Tuesday, February 03, 2009

About race

There were a couple of interesting stories about race over the last few weks. The first is Janet Albrechtsen with her reverse racism. She as made it her personal crusade to get everyone to focus on Obama as not black, but the President. She could be Martin Luther King "let not a man be judged by the clour of his skin, but by the character of his heart" (see below)

She has a swing at the media in general;

But when opinion leaks into news coverage and straight analysis, as so often happens, something altogether more dangerous is happening. The media forfeits their place as the fourth estate when they forget their primary duty to report the facts so the average reader, as well the commentariat, can form their own judgments.

Regrettably, much of the mainstream media in the Western world have abandoned this trusted role. They want to be players, not mere observers. Intellectual scepticism, which should sit at the heart of good political analysis, is too often a rarity in an increasingly liberal (in the American sense of that word) media.


Indeed, for Odrama to present himself in this way as Lincoln’s heir hints at the sort of hubris that usually sets in only towards the end of a presidency. To do so at a time in his career when he still has no executive track record of any kind and precious few achievements as a legislator suggests a vast presumptuousness.

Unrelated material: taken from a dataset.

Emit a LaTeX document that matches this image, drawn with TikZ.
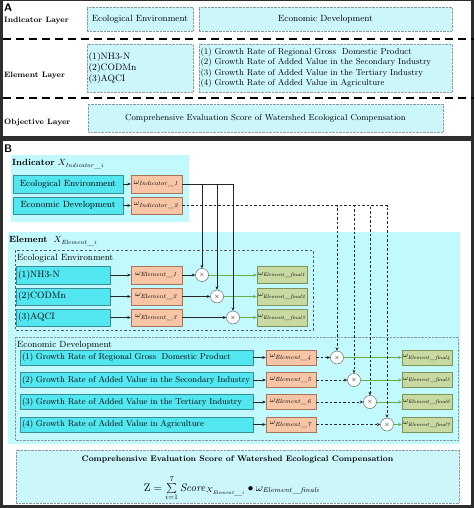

But this has gone largely unremarked. For much of the media, the cocktail of colour, left-wing politics and grand rhetoric is enough to secure him immortal presidential greatness, whether or not he achieves anything.


All of which seems to imply her belief that Obama will prove to be an ephemera. One does wonder if anyone is paying much attention to exactly what a basket case has been left in the US by thirty years (including Clinton) of effectively conservative Government.

Meanwhile a more rational conservative took aim at an anti-semitic rant that had leached its way into the business section of The Age. I don't rightly know how to place Michael Ronaldson yet, but this piece was a good statement about the standards one might hold writers to.

But the headline "Broadsheet no place for narrow minds" could really apply to Janet A.